GIVEN PROBLEM ::
Lift out, unaltered, the lines of the material below between the line holding "Write the Plotly code for this chart." and the line holding "4.37, 4.73, 5.17, 5.56, 6.03, 6.38, 6.84, 7.23, 7.68]", counting both.

RECORDS PROVIDED ::
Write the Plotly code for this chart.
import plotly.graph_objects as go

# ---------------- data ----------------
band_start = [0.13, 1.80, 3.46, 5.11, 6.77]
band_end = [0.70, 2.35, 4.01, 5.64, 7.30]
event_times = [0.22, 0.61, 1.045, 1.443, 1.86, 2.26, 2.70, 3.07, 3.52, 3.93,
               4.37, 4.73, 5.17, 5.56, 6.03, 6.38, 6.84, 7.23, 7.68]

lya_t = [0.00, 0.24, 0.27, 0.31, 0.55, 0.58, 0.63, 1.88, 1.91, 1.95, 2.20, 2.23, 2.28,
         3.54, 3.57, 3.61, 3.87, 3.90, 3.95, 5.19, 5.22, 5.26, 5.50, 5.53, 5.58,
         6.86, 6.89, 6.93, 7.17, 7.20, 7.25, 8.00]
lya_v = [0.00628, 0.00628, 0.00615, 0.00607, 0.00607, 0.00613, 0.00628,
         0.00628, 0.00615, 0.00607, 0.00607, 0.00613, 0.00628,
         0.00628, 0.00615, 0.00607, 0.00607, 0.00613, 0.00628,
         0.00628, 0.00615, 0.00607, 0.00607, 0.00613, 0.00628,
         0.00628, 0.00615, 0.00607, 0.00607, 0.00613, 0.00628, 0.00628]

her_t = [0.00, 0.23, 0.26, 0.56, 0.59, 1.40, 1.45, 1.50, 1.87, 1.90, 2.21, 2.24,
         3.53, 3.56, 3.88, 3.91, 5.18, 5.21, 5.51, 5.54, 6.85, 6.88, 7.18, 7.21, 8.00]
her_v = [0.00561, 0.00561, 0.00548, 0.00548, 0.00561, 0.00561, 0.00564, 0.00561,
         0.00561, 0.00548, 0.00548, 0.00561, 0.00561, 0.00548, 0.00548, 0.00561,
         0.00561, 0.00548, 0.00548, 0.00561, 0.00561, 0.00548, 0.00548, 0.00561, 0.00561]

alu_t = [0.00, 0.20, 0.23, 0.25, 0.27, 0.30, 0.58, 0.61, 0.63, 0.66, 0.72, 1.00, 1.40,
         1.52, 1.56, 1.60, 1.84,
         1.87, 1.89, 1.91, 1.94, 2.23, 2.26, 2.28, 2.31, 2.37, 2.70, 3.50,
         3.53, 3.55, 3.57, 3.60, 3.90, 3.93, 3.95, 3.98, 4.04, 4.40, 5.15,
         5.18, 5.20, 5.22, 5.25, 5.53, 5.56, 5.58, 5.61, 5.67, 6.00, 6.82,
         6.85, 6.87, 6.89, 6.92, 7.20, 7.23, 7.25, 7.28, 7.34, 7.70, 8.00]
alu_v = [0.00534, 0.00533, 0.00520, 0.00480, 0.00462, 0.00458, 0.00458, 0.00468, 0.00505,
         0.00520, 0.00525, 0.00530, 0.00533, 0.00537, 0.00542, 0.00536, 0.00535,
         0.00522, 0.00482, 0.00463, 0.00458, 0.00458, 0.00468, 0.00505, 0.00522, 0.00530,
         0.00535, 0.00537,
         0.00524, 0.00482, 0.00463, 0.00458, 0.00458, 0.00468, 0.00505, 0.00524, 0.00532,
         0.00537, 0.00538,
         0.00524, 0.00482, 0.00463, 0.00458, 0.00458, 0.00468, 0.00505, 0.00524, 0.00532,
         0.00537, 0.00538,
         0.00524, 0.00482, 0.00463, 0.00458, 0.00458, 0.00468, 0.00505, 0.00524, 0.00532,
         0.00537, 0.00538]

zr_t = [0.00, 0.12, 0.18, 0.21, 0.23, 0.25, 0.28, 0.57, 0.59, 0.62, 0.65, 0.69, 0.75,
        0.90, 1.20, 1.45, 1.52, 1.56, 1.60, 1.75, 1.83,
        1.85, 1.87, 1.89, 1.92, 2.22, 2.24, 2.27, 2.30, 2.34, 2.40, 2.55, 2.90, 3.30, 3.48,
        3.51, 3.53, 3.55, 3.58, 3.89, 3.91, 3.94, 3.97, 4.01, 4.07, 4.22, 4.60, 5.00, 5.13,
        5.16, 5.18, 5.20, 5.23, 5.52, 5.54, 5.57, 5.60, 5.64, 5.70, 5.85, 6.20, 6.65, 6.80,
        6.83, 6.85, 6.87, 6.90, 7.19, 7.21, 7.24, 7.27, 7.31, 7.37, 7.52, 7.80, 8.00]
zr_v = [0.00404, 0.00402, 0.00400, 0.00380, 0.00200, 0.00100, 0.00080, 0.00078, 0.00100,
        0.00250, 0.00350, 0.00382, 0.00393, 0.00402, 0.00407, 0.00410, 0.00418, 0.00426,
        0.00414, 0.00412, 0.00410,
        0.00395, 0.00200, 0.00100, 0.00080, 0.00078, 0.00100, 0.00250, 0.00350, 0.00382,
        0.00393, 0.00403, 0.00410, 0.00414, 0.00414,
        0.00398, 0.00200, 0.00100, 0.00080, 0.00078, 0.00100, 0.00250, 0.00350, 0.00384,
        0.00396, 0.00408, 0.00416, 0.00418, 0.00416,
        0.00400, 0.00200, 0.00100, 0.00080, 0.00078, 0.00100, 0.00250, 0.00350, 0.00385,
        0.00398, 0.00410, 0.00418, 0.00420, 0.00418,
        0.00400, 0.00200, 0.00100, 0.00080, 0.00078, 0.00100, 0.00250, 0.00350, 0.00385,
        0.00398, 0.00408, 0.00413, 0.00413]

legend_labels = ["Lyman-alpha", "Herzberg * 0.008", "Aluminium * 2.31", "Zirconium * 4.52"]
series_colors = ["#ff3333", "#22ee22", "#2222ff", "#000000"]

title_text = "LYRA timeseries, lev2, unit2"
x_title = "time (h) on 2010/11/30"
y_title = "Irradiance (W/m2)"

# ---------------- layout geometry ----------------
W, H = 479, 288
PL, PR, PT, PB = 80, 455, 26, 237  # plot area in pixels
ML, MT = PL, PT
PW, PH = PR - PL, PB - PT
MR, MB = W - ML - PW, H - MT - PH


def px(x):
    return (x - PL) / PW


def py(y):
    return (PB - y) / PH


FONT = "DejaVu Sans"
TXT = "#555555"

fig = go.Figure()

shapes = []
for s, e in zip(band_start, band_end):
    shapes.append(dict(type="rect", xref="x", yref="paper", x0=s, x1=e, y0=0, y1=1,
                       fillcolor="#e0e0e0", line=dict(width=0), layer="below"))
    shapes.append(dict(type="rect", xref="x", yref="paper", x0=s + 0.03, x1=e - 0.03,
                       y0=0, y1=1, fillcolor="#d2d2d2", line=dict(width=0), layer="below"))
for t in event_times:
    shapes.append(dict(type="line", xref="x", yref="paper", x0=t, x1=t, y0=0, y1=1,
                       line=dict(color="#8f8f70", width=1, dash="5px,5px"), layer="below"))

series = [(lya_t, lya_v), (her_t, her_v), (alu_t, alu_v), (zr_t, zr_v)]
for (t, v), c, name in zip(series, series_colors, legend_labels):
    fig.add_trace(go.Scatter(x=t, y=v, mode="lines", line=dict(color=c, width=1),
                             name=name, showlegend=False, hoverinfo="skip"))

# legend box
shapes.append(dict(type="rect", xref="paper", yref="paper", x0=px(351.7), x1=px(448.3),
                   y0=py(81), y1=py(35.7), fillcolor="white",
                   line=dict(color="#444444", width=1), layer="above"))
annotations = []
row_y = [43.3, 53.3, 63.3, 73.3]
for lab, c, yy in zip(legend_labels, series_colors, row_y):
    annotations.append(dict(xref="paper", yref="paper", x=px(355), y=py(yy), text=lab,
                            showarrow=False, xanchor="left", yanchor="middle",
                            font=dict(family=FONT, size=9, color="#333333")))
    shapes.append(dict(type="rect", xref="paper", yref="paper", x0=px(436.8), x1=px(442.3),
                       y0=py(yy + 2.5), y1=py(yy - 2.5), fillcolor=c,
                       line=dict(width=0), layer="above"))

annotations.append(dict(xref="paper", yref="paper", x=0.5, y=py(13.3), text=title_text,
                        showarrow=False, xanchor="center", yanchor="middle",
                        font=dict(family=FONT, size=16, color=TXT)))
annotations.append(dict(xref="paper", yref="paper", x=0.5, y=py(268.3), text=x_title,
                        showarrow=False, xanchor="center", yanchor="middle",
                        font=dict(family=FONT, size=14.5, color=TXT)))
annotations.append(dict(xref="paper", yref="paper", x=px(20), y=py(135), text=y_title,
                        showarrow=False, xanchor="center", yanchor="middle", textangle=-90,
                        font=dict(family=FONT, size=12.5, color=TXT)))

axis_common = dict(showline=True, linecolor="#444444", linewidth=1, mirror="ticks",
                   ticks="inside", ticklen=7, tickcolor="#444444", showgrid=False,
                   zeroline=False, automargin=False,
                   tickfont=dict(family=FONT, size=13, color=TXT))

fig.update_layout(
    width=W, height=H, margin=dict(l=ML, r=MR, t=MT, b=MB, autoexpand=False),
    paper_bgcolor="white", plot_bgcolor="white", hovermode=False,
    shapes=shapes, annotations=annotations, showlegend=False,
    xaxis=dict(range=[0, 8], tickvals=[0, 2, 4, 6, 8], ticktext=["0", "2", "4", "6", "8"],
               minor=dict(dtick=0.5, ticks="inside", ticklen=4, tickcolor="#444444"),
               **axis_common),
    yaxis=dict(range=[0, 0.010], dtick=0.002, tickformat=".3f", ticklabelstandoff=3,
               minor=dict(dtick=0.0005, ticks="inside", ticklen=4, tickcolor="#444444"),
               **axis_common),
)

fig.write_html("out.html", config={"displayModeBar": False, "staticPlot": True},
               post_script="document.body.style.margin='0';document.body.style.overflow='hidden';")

...

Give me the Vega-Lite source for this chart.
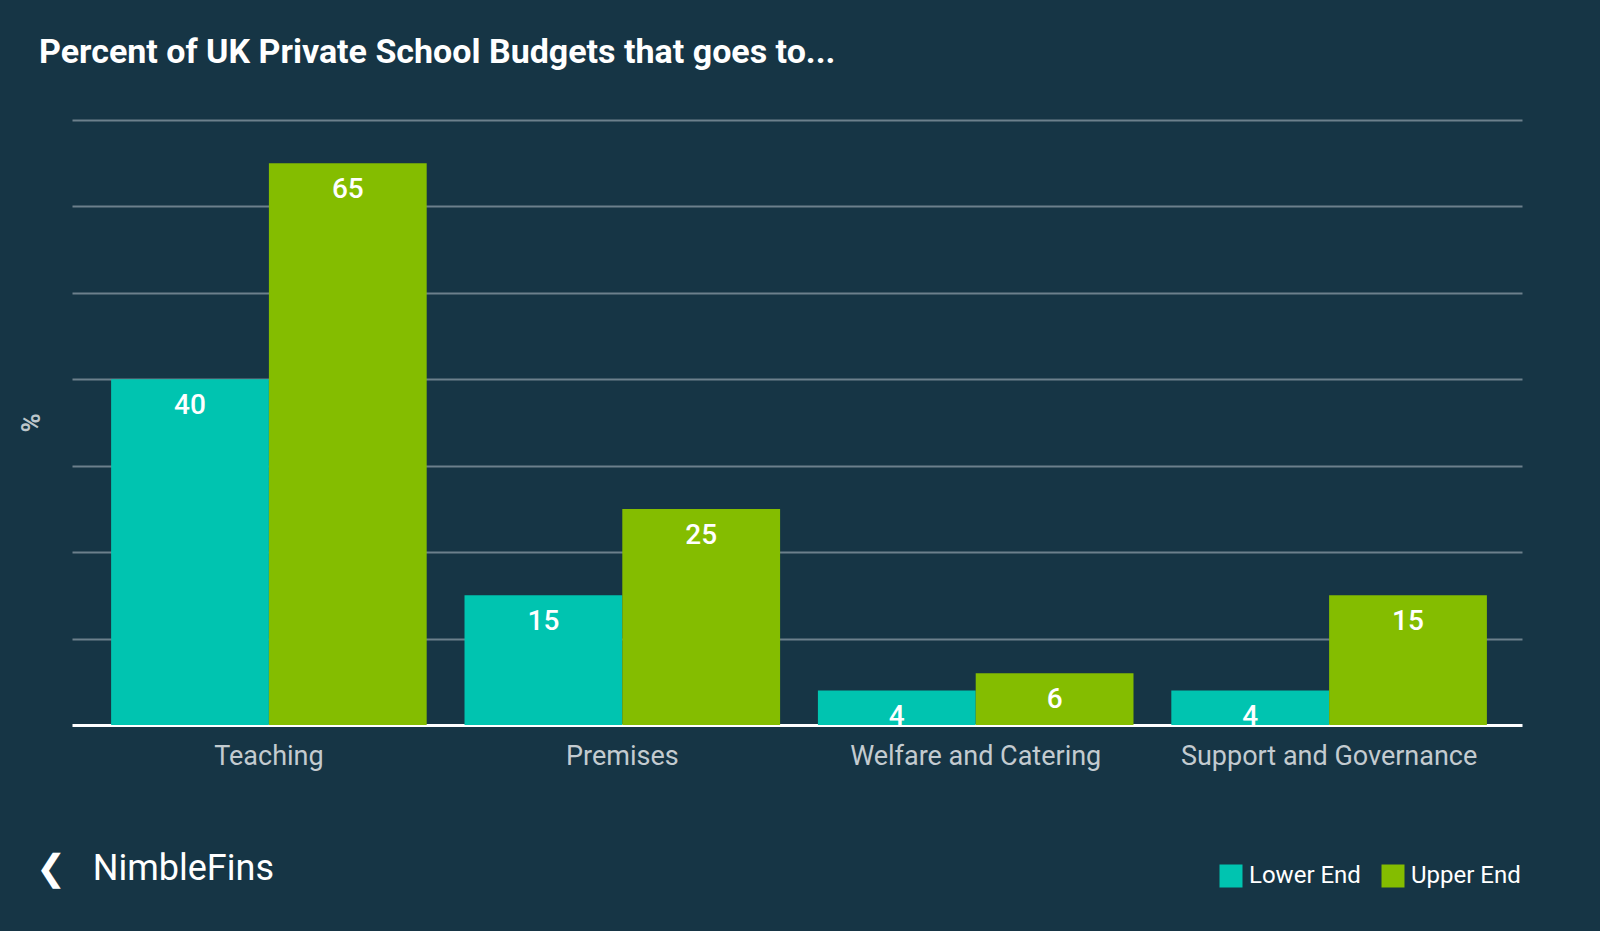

SOLUTION TO THE EXERCISE ::
Write the Plotly code for this chart.
import plotly.graph_objects as go

# ---------------- data ----------------
band_start = [0.13, 1.80, 3.46, 5.11, 6.77]
band_end = [0.70, 2.35, 4.01, 5.64, 7.30]
event_times = [0.22, 0.61, 1.045, 1.443, 1.86, 2.26, 2.70, 3.07, 3.52, 3.93,
               4.37, 4.73, 5.17, 5.56, 6.03, 6.38, 6.84, 7.23, 7.68]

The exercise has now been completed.